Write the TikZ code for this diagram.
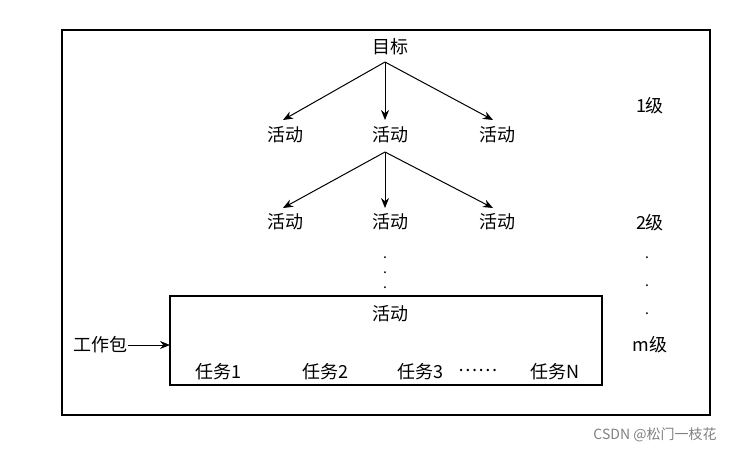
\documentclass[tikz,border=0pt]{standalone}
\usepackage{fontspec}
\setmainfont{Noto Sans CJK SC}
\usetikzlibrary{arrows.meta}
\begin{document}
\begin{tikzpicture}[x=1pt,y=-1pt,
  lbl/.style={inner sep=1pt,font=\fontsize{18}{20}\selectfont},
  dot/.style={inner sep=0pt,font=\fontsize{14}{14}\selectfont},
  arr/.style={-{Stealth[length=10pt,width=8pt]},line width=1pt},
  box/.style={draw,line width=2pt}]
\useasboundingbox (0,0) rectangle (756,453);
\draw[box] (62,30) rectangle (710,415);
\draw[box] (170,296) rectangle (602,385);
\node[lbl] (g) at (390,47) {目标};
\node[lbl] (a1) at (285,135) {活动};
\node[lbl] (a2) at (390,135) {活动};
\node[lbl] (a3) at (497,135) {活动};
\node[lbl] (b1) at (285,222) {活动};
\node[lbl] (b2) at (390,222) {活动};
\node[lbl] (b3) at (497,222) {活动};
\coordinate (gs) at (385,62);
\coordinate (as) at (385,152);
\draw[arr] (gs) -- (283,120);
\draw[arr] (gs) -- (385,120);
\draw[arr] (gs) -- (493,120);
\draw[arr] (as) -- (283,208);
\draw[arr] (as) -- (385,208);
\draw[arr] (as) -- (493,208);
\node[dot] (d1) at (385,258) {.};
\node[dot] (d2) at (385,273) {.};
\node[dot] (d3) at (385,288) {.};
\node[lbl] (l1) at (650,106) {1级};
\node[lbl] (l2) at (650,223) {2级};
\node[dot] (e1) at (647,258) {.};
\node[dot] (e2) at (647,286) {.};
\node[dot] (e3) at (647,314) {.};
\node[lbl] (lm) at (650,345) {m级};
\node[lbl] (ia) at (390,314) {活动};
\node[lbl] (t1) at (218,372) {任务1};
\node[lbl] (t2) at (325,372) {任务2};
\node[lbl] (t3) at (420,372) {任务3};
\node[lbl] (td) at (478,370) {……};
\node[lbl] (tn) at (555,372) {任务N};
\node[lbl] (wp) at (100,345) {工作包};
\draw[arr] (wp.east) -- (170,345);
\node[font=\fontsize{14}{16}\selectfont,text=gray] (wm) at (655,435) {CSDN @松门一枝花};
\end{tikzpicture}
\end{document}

--------------------------------------------------

Problem to solve - Return the listing above unchanged, apart from dropping its pictures.

Output of the task -
Write the TikZ code for this diagram.
\documentclass[tikz,border=0pt]{standalone}
\usepackage{fontspec}
\setmainfont{Noto Sans CJK SC}
\usetikzlibrary{arrows.meta}
\begin{document}
\begin{tikzpicture}[x=1pt,y=-1pt,
  lbl/.style={inner sep=1pt,font=\fontsize{18}{20}\selectfont},
  dot/.style={inner sep=0pt,font=\fontsize{14}{14}\selectfont},
  arr/.style={-{Stealth[length=10pt,width=8pt]},line width=1pt},
  box/.style={draw,line width=2pt}]
\useasboundingbox (0,0) rectangle (756,453);
\draw[box] (62,30) rectangle (710,415);
\draw[box] (170,296) rectangle (602,385);
\node[lbl] (g) at (390,47) {目标};
\node[lbl] (a1) at (285,135) {活动};
\node[lbl] (a2) at (390,135) {活动};
\node[lbl] (a3) at (497,135) {活动};
\node[lbl] (b1) at (285,222) {活动};
\node[lbl] (b2) at (390,222) {活动};
\node[lbl] (b3) at (497,222) {活动};
\coordinate (gs) at (385,62);
\coordinate (as) at (385,152);
\draw[arr] (gs) -- (283,120);
\draw[arr] (gs) -- (385,120);
\draw[arr] (gs) -- (493,120);
\draw[arr] (as) -- (283,208);
\draw[arr] (as) -- (385,208);
\draw[arr] (as) -- (493,208);
\node[dot] (d1) at (385,258) {.};
\node[dot] (d2) at (385,273) {.};
\node[dot] (d3) at (385,288) {.};
\node[lbl] (l1) at (650,106) {1级};
\node[lbl] (l2) at (650,223) {2级};
\node[dot] (e1) at (647,258) {.};
\node[dot] (e2) at (647,286) {.};
\node[dot] (e3) at (647,314) {.};
\node[lbl] (lm) at (650,345) {m级};
\node[lbl] (ia) at (390,314) {活动};
\node[lbl] (t1) at (218,372) {任务1};
\node[lbl] (t2) at (325,372) {任务2};
\node[lbl] (t3) at (420,372) {任务3};
\node[lbl] (td) at (478,370) {……};
\node[lbl] (tn) at (555,372) {任务N};
\node[lbl] (wp) at (100,345) {工作包};
\draw[arr] (wp.east) -- (170,345);
\node[font=\fontsize{14}{16}\selectfont,text=gray] (wm) at (655,435) {CSDN @松门一枝花};
\end{tikzpicture}
\end{document}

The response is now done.